In recent years, Scott County, Minnesota, has moved from direct-attached storage (DAS) to a virtualized IT infrastructure and storage area network (SAN) based on VMware and Compellent Technologies’ Storage Center, and the county is just beginning to discover what its new infrastructure can do.
With about 90,000 residents and climbing, Scott County is one of the fastest-growing counties in Minnesota and the U.S. County officials turned to Compellent when they needed a storage solution that was flexible and offered good performance and room for growth.
“We began to virtualize our environment relying on direct-attached storage, but ultimately we knew that in order to take advantage of our VMware, it required a back-end SAN to house the data,” says Todd Croy, infrastructure manager for Scott County in Shakopee, Minnesota.
Today, Scott County has two Storage Center systems, one configured with Fibre Channel drives that sit in the data center, and a second system, with SATAdrives, that’s located 14 miles away at the county’s disaster recovery site in Jordan.
“We now have manageability of our data, disaster recovery, and the ability to expand our storage as needed,” says Croy.
Not only has Scott County put all of its land records and birth certificates on the SAN, with plans to move additional county data to the SAN, it also relies on Storage Center to replicate VMware instances off site for disaster recovery of critical county data such as 911 dispatch call recordings, information from the criminal courts and driver’s license information.
Taking Stock
Just a few years ago, Scott County had about 25 servers, file servers with user data, SQL servers and Exchange servers, for example, all with direct-attached storage (DAS). The problem was that despite the fact that the servers each had 300GB to 400GB worth of storage, about half of it wasn’t being utilized.
“Not only that, but we were managing the storage on a server by server basis,” says Croy.
The county had also recently implemented VMware’s ESX Server. “We started with one ESX server running seven virtual servers and ran it on the local storage of the server,” he says.
The set up worked for a while, but then the county wanted to expand its virtualized environment. “That’s when knew we needed a back-end SAN to house our data,” says Croy. Disaster recovery was also very important to the county and backing up data in the existing environment was too troublesome.

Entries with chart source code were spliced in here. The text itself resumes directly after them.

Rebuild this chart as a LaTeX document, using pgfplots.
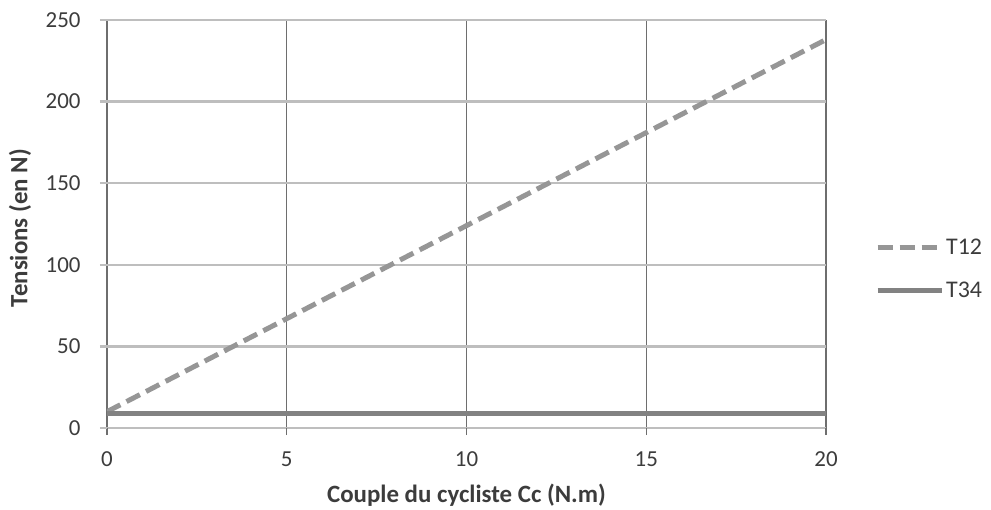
\documentclass[border=0pt]{standalone}
\usepackage{fontspec}
\setmainfont{Carlito}
\usepackage{pgfplots}
\pgfplotsset{compat=1.18}

\definecolor{txt}{RGB}{60,60,60}
\definecolor{hgrid}{RGB}{190,190,190}
\definecolor{vgrid}{RGB}{110,110,110}
\definecolor{tdouze}{RGB}{150,150,150}
\definecolor{ttrente}{RGB}{130,130,130}

\begin{document}
\begin{tikzpicture}
\useasboundingbox (-107bp,-82bp) rectangle (884bp,428bp);
\begin{axis}[
    at={(0,0)}, anchor=south west,
    scale only axis,
    width=719bp, height=408bp,
    xmin=0, xmax=20, ymin=0, ymax=250,
    xtick={0,5,...,20}, ytick={0,50,...,250},
    axis line style={draw=none},
    xmajorgrids, ymajorgrids,
    x grid style={vgrid, line width=1.3bp},
    y grid style={hgrid, line width=2.5bp},
    tick align=outside, tick pos=left,
    major tick length=7bp,
    xtick style={vgrid, line width=1.3bp},
    ytick style={hgrid, line width=2.5bp},
    /pgf/number format/assume math mode=true,
    tick label style={font=\fontsize{23}{26}\selectfont, text=txt},
    xticklabel style={yshift=-13bp},
    yticklabel style={xshift=-16bp},
    xlabel={\textbf{Couple du cycliste Cc (N.m)}},
    ylabel={\textbf{Tensions (en N)}},
    label style={font=\fontsize{25}{28}\selectfont, text=txt},
    xlabel style={at={(axis description cs:0.5,-0.164)}, anchor=center},
    ylabel style={at={(axis description cs:-0.121,0.49)}, anchor=center, rotate=0},
    legend style={draw=none, fill=none, at={(1.064,0.39)}, anchor=west,
        font=\fontsize{24}{27}\selectfont, text=txt, row sep=22bp,
        /tikz/every even column/.append style={column sep=0bp}},
    legend cell align=left,
    legend image code/.code={\draw[#1] (0bp,0bp) -- (64bp,0bp);},
]
\addplot[tdouze, line width=5bp, dash pattern=on 15bp off 7bp] coordinates {
    (0,10) (5,67) (10,124) (15,181) (20,238)
};
\addlegendentry{T12}
\addplot[ttrente, line width=5bp] coordinates {
    (0,9) (5,9) (10,9) (15,9) (20,9)
};
\addlegendentry{T34}
\end{axis}
\end{tikzpicture}
\end{document}
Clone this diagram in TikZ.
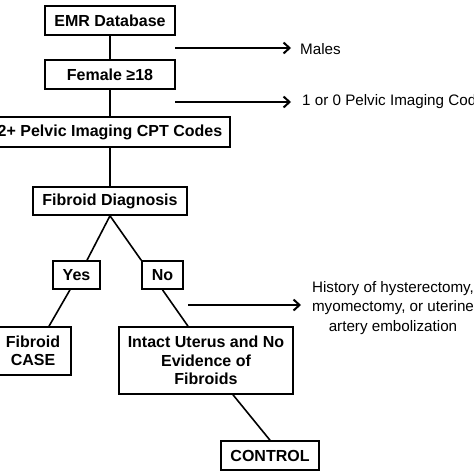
\documentclass[tikz,border=0pt]{standalone}
\usepackage{fontspec}
\setmainfont{Liberation Sans}
\usetikzlibrary{arrows.meta,calc}
\begin{document}
\begin{tikzpicture}[x=1pt,y=-1pt,
  box/.style={draw=black,line width=1.6pt,fill=white,inner sep=0pt,align=center,
    font=\fontsize{16}{18.5}\selectfont\bfseries},
  conn/.style={line width=1.6pt},
  exarrow/.style={line width=2pt,-{Straight Barb[length=6pt,width=11pt,line width=2pt]}},
  lbl/.style={font=\fontsize{15.2}{19.5}\selectfont,inner sep=0pt,align=center}]
\useasboundingbox (0,0) rectangle (474,474);
\clip (0,0) rectangle (474,474);
\fill[white] (0,0) rectangle (474,474);
\node[box,minimum width=130pt,minimum height=29pt] (emr) at (110,20.5) {EMR Database};
\node[box,minimum width=130pt,minimum height=29pt] (fem) at (110,74.5) {Female \char"2265 18};
\node[box,minimum width=240pt,minimum height=30pt] (pel) at (110,132) {2+ Pelvic Imaging CPT Codes};
\node[box,minimum width=154pt,minimum height=28pt] (fib) at (110,201) {Fibroid Diagnosis};
\node[box,minimum width=47pt,minimum height=28pt] (yes) at (76.5,275) {Yes};
\node[box,minimum width=41pt,minimum height=28pt] (no) at (162.5,275) {No};
\node[box,minimum width=76pt,minimum height=48pt] (case) at (33,351) {Fibroid\\CASE};
\node[box,minimum width=174pt,minimum height=67pt] (intact) at (206,360.5) {Intact Uterus and No\\Evidence of\\Fibroids};
\node[box,minimum width=98pt,minimum height=29pt] (ctrl) at (270,455.5) {CONTROL};

\draw[conn] (emr.south) -- (fem.north);
\draw[conn] (fem.south) -- (pel.north);
\draw[conn] (pel.south) -- (fib.north);
\draw[conn] (fib.south) -- ($(yes.north)+(10.5,0)$);
\draw[conn] (fib.south) -- (no.north west);
\draw[conn] ($(yes.south)+(-6.5,0)$) -- ($(case.north)+(16,0)$);
\draw[conn] (no.south) -- ($(intact.north)+(-18,0)$);
\draw[conn] ($(intact.south)+(27,0)$) -- (ctrl.north);

\coordinate (s1) at (175,48);
\coordinate (e1) at (291,48);
\coordinate (s2) at (175,102);
\coordinate (e2) at (291,102);
\coordinate (s3) at (188,305);
\coordinate (e3) at (301,305);
\draw[exarrow] (s1) -- (e1);
\draw[exarrow] (s2) -- (e2);
\draw[exarrow] (s3) -- (e3);
\node[lbl,anchor=west] (males) at (300,49) {Males};
\node[lbl,anchor=west] (pel01) at (302,102) {1 or 0 Pelvic Imaging Codes};
\node[lbl] (hist) at (393,308) {History of hysterectomy,\\myomectomy, or uterine\\artery embolization};
\end{tikzpicture}
\end{document}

The county looked at and tested SAN products from several vendors, including Compellent, Network Appliance and IBM.
“The IBM SAN didn’t have the performance we needed; the NetApp wasn’t cost-effective and the interface and usability wasn’t easy, particularly when it came to training staff,” says Croy. Compellent, he adds, was cost-effective, manageable and offered the performance Scott County needed.
Working with The Davenport Group, a St. Paul-based solution provider and Compellent channel partner, Scott County purchased and installed the Storage Center systems, each configured with 3TB of storage. One unit sits in the county’s data center and the second in the disaster recovery site 14 miles away, which is connected by a dedicated cable between buildings.
“We replicate to the Storage Center at the disaster recovery site,” says Croy.
Still Growing
Today, Scott County has six VMware ESX servers, and 95 percent of its Windows Servers, or 28, are virtualized or running in VMware with Compellent as the back-end storage.
“The ESX is attached to the disaster recovery site, so that in the case of a disaster, it will take us at 30 to 40 minutes max to recover our critical servers such as SQL, Exchange, WebSphere and Websense,” says Croy. The county also takes snapshots on the file servers every four hours in case a file needs to be recovered.
Only changes are replicated to the disaster recovery site, or megabits every 30 seconds, he says. A bandwidth monitoring feature on Storage Center puts a limit on how much bandwidth will be used for replication. The county uses one gigabit speed during the day, while the system uses as much bandwidth as it needs during the night.
“This feature is particularly beneficial because it means we don’t have to buy a big pipe,” says Croy.
Scott County recently began utilizing the Storage Center solution for its development network. Croy says they take a point-in-time snapshot on the Storage Center server and the development network mimics the system at that point in time snapshot. “We have ESX virtual instances on the development network, so the folks in development can make changes and test them before we utilize them in our production environment,” he says.
This allows Scott County to have a development network without having to add resources, something it wasn’t able to do before. “Any upgrades we apply, we can do snapshots that we apply to the server and we can revert from bad changes if we need to,” Croy says.
Scott County’s IT department has 22 employees, 10 of whom work on infrastructure. They support almost 900 internal users.
Since installing Storage Center, the system has been upgraded twice. Today, each system has 7TB of storage, and plans are in place for another upgrade of 3-4 TBs for each server within the next six months.
Croy reports that the business units at the county continue to come up with new ways to use the new IT environment. For example, the county uses Storage Center as back-end storage, or virtual instance, for its document management system.
“We have a lot of records that we eventually need to move to make them more efficient, such as police data that sits on an AS/400 here at the data center and at the disaster recovery site,” says Croy.